== Records to process

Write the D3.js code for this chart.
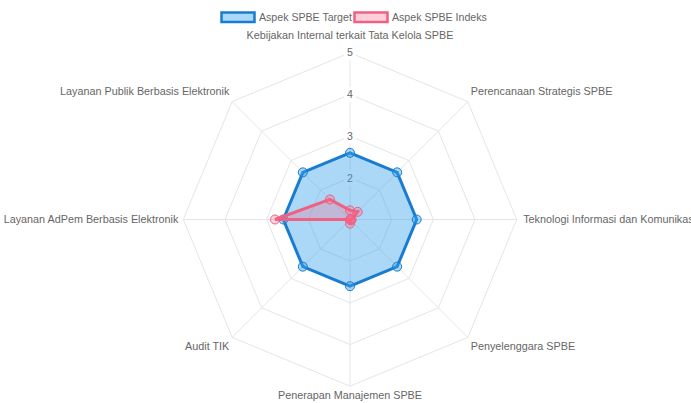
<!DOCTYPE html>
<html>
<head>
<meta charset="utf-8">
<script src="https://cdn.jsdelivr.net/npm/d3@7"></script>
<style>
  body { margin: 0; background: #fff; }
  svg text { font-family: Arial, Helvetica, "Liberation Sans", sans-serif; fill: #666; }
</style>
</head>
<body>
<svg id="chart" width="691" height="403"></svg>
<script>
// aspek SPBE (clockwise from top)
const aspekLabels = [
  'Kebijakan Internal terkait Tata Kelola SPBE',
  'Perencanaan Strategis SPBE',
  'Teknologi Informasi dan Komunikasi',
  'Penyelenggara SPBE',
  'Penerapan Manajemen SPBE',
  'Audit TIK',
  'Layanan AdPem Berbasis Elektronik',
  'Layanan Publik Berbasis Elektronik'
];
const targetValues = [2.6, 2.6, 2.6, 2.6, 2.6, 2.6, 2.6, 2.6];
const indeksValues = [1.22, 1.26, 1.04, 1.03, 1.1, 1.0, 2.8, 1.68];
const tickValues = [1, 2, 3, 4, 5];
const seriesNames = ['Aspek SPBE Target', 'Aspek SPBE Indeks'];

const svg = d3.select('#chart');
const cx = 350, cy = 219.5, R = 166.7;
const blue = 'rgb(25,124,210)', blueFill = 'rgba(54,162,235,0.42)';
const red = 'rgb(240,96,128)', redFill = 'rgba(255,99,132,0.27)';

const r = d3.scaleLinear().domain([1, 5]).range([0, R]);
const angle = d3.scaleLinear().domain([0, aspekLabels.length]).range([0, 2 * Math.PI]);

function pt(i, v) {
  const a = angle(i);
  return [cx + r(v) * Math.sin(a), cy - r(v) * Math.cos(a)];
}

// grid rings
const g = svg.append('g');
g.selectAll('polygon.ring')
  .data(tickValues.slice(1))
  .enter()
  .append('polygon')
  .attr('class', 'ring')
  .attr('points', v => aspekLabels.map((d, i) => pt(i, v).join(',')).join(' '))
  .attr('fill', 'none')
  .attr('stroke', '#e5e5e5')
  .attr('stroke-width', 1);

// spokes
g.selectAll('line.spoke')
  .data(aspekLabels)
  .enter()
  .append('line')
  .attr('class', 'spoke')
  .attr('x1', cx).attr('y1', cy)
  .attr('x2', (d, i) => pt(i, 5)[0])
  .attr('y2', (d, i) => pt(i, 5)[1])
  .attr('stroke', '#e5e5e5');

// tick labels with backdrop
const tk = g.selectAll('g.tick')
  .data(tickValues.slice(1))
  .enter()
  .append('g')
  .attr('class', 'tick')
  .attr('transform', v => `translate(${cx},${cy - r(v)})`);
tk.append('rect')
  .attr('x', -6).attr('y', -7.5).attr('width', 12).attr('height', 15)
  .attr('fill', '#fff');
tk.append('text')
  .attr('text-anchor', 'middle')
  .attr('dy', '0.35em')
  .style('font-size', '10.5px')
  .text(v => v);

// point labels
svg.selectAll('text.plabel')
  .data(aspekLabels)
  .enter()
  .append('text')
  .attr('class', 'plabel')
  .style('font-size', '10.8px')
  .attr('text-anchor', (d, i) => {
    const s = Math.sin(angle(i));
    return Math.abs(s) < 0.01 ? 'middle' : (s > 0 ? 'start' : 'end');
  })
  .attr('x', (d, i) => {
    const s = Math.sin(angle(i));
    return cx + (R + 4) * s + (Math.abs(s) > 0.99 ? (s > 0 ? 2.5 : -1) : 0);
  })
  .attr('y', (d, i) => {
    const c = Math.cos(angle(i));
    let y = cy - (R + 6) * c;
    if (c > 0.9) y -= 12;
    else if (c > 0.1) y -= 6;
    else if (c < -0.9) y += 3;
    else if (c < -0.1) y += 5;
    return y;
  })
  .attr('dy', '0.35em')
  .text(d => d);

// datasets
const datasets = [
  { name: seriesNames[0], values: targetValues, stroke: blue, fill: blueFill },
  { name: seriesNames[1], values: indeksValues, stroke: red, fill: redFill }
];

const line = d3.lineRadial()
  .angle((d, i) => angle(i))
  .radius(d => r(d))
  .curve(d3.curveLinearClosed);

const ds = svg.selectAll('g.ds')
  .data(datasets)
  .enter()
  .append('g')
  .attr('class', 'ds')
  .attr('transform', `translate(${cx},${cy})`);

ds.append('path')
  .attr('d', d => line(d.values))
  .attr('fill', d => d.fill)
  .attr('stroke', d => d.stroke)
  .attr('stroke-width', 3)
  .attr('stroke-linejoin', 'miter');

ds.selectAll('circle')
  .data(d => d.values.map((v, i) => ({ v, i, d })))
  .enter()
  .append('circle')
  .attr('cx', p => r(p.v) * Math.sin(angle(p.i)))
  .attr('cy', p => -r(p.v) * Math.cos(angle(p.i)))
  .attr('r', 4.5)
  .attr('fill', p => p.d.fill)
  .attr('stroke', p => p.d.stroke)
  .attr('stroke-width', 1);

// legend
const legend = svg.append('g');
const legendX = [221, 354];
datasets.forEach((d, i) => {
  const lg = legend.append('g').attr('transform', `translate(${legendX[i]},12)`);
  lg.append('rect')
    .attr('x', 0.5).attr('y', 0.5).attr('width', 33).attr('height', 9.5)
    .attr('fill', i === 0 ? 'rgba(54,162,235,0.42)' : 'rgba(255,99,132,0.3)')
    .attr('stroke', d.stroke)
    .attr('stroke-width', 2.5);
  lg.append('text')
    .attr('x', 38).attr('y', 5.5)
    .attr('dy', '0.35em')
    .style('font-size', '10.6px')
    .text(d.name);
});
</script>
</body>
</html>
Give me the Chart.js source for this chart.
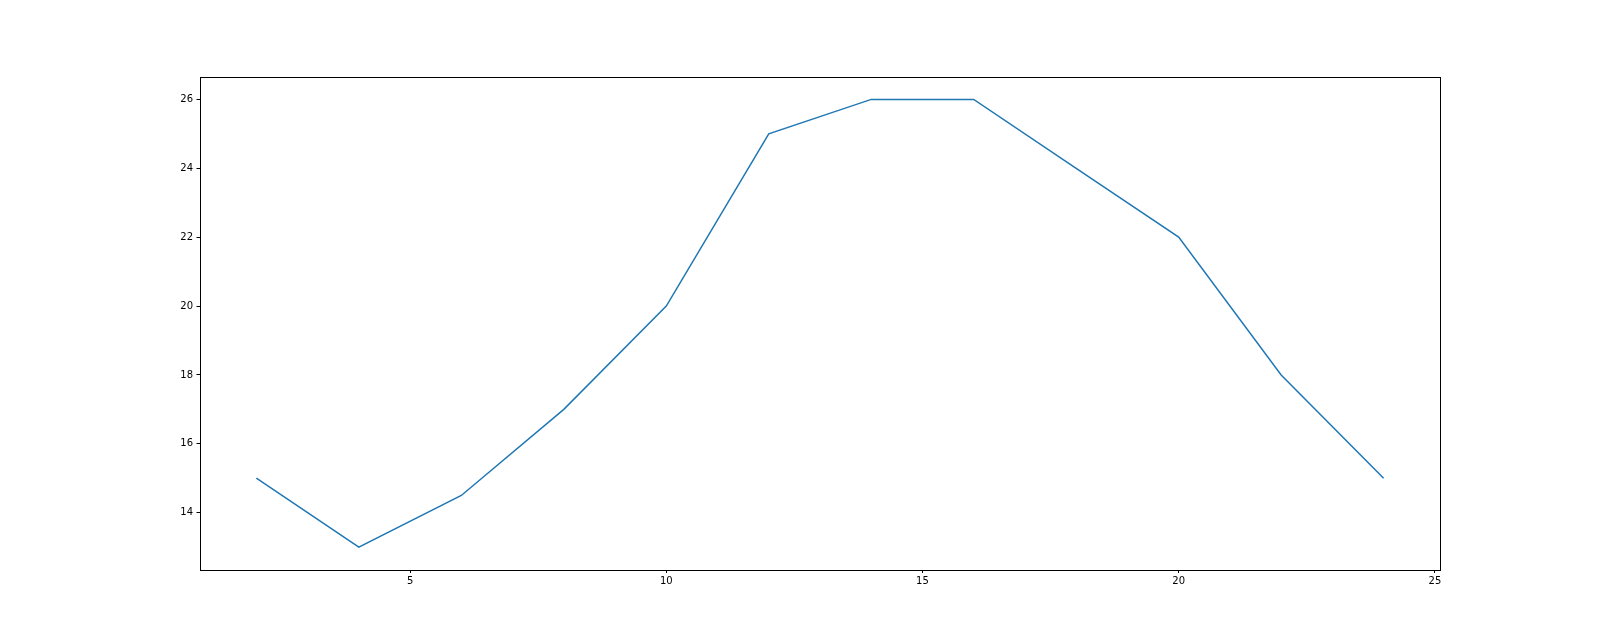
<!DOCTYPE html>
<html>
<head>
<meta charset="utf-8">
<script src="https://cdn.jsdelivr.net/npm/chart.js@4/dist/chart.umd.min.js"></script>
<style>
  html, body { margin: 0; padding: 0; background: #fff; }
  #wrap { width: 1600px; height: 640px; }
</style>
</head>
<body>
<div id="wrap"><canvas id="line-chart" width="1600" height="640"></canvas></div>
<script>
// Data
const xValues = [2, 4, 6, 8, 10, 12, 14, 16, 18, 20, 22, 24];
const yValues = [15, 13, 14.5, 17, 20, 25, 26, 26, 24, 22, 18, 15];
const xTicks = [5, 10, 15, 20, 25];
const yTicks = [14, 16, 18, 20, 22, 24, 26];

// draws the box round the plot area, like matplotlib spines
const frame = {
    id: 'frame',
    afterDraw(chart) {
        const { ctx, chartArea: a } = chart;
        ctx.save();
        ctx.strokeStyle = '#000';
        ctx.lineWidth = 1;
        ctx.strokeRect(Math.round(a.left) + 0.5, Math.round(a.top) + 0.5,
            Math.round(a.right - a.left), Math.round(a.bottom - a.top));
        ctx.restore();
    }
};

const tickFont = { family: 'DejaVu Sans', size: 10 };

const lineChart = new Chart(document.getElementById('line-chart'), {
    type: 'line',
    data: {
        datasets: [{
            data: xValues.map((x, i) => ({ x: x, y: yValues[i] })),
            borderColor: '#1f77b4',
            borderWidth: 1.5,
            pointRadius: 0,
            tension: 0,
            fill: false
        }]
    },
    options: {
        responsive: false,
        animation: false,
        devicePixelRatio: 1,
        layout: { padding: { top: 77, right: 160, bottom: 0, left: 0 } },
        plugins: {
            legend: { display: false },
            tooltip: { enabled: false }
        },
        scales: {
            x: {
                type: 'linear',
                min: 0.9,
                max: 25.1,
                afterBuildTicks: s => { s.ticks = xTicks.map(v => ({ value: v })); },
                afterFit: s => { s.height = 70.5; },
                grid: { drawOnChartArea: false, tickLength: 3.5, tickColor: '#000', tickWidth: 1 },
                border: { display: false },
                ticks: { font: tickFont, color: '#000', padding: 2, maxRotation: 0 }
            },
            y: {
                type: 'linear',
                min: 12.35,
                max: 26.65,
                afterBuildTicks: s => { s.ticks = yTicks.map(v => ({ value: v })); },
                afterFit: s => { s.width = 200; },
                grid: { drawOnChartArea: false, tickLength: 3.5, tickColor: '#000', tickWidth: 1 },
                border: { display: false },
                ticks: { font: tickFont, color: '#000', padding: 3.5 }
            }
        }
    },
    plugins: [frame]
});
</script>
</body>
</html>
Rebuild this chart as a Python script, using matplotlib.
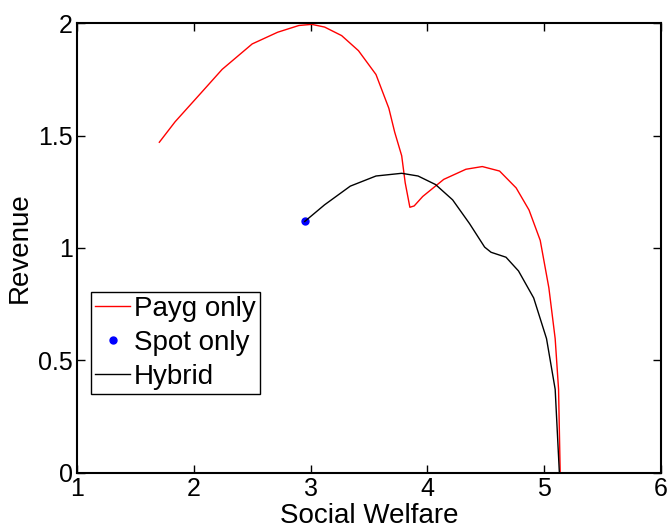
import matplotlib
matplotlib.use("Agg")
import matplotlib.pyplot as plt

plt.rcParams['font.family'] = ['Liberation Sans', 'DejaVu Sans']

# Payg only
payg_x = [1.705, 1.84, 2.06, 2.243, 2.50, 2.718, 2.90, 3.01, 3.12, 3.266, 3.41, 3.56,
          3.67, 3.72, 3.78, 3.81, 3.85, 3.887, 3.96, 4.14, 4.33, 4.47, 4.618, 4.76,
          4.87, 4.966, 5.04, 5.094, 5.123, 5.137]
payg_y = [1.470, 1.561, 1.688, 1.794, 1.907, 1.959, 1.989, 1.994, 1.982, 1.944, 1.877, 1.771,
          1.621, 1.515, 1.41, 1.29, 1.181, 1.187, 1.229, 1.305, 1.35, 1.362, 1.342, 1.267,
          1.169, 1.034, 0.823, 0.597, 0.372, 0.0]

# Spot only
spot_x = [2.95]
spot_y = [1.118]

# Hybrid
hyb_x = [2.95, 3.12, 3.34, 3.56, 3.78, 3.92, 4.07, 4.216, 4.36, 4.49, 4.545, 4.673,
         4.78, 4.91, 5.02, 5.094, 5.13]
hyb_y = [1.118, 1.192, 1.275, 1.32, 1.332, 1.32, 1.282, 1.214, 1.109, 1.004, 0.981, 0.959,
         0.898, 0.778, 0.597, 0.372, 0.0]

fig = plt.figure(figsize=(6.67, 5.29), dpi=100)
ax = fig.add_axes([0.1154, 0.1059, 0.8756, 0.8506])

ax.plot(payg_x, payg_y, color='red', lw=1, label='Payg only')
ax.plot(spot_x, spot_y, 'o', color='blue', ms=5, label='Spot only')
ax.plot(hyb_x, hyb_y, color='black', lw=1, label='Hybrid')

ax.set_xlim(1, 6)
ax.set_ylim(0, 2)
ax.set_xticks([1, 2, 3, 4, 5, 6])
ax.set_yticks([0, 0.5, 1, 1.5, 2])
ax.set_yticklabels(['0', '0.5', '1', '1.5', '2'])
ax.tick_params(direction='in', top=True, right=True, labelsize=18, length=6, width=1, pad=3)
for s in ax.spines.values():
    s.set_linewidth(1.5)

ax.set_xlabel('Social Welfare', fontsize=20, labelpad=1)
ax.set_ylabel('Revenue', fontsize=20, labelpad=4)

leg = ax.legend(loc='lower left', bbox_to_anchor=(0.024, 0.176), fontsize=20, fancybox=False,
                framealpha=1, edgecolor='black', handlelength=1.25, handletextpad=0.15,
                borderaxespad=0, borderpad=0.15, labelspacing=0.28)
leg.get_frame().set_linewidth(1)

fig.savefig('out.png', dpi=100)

====

▶ _Aim of the task_: Return, unchanged, the lines from the first line of the material through the line that holds "const seriesNames = ['Aspek", inclusive, omitting pictures.

▶ _Correct output_:
Write the D3.js code for this chart.
<!DOCTYPE html>
<html>
<head>
<meta charset="utf-8">
<script src="https://cdn.jsdelivr.net/npm/d3@7"></script>
<style>
  body { margin: 0; background: #fff; }
  svg text { font-family: Arial, Helvetica, "Liberation Sans", sans-serif; fill: #666; }
</style>
</head>
<body>
<svg id="chart" width="691" height="403"></svg>
<script>
// aspek SPBE (clockwise from top)
const aspekLabels = [
  'Kebijakan Internal terkait Tata Kelola SPBE',
  'Perencanaan Strategis SPBE',
  'Teknologi Informasi dan Komunikasi',
  'Penyelenggara SPBE',
  'Penerapan Manajemen SPBE',
  'Audit TIK',
  'Layanan AdPem Berbasis Elektronik',
  'Layanan Publik Berbasis Elektronik'
];
const targetValues = [2.6, 2.6, 2.6, 2.6, 2.6, 2.6, 2.6, 2.6];
const indeksValues = [1.22, 1.26, 1.04, 1.03, 1.1, 1.0, 2.8, 1.68];
const tickValues = [1, 2, 3, 4, 5];
const seriesNames = ['Aspek SPBE Target', 'Aspek SPBE Indeks'];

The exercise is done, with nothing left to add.